Consumer Law

How Often Can a Creditor Levy a Bank Account?

Understand the legal process for a bank levy. While a creditor can make multiple attempts for an unpaid judgment, each levy is a separate action requiring a new order.

A bank account levy is a legal tool creditors use to collect on a debt by seizing funds from a person’s checking or savings account. This action freezes access to your money and can interfere with your ability to manage daily expenses. The possibility of a creditor accessing personal bank accounts raises questions about the legality, frequency, and limits of such actions.

The Court Judgment Requirement

A creditor cannot unilaterally decide to take money from your bank account. Before any levy can occur, the creditor must first take you to court and win a lawsuit over the debt. This process results in the court issuing a money judgment, an official ruling that confirms you owe a specific amount to the creditor.

Without a court judgment, a creditor’s ability to collect is limited to methods like phone calls and letters. The judgment transforms the debt into a legally enforceable obligation, opening the door to more powerful collection tools, including the bank levy.

The Bank Levy Process

After securing a money judgment, a creditor must take additional legal steps to initiate a levy. The creditor uses the judgment to obtain a separate court order, often called a “writ of execution.” This writ is a directive from the court to a law enforcement officer, such as a sheriff, instructing them to enforce the judgment. The sheriff then serves the legal documents on the bank where the debtor holds an account.

Upon receiving the writ, the bank is legally required to freeze the funds in the specified account. A bank levy is a one-time event that captures the non-exempt funds present in the account on the day the bank processes the order. The bank then holds these funds for a legally specified period before transferring them to the creditor to satisfy the debt.

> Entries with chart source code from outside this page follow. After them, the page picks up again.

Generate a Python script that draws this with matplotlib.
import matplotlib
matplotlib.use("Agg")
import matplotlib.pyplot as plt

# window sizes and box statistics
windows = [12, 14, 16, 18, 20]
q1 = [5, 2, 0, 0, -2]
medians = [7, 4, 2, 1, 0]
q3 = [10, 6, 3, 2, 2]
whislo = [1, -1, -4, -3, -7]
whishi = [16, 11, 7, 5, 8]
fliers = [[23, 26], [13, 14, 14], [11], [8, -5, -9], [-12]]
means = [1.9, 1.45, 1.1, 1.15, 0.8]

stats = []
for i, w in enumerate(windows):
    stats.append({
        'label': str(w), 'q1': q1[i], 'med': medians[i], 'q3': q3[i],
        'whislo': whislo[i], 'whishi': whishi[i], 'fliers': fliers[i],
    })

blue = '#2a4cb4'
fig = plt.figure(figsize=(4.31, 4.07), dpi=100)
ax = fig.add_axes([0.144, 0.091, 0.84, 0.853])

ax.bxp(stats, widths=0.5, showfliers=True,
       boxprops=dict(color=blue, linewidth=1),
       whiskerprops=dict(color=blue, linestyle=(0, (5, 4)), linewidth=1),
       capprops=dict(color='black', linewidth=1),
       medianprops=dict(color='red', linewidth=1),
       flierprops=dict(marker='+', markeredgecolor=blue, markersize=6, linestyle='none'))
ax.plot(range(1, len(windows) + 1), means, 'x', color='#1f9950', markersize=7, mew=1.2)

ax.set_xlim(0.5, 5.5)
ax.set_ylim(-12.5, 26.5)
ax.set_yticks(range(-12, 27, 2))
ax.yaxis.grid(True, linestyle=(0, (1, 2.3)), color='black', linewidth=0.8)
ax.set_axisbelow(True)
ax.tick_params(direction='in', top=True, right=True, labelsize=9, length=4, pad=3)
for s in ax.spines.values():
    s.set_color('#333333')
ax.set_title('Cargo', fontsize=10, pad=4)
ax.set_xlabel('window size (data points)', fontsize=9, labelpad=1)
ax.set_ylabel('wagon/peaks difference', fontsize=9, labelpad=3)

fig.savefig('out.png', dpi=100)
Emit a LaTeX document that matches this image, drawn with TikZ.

Frequency of Subsequent Levies

If the amount seized in the first levy is not enough to cover the entire judgment, plus any accrued interest and costs, the creditor can attempt another levy. This is not an automatic or continuous process, as each levy is a distinct legal action. To attempt a second or third levy, the creditor must return to the court and obtain a new writ of execution for each attempt.

As long as the court judgment remains valid and the debt is not fully paid, there is no legal limit on the number of times a creditor can levy an account. The creditor can continue this cycle until the judgment is fully satisfied, though they must incur the costs and follow the required legal procedures for every individual levy.

Exemptions from Bank Levies

Both federal and state laws protect certain types of funds from being taken by creditors, even with a valid judgment. These protections are known as exemptions. Common federally protected funds are shielded to ensure individuals have resources for basic living expenses and include:

  • Social Security benefits
  • Supplemental Security Income (SSI)
  • Veterans’ benefits
  • Federal employee retirement payments
  • Child support payments

When a bank receives a levy order, federal regulations require it to review the account for any directly deposited federal benefits received within the previous two months. The bank must automatically protect an amount equal to two months of these benefits from being frozen. If exempt funds are frozen, or if funds are exempt under other state laws, the account holder must act quickly. This involves filing a “claim of exemption” form with the court or levying officer, often within 10 to 15 days of receiving notice of the levy. This form asserts that the seized money is protected by law, and a judge will then decide whether the funds must be returned.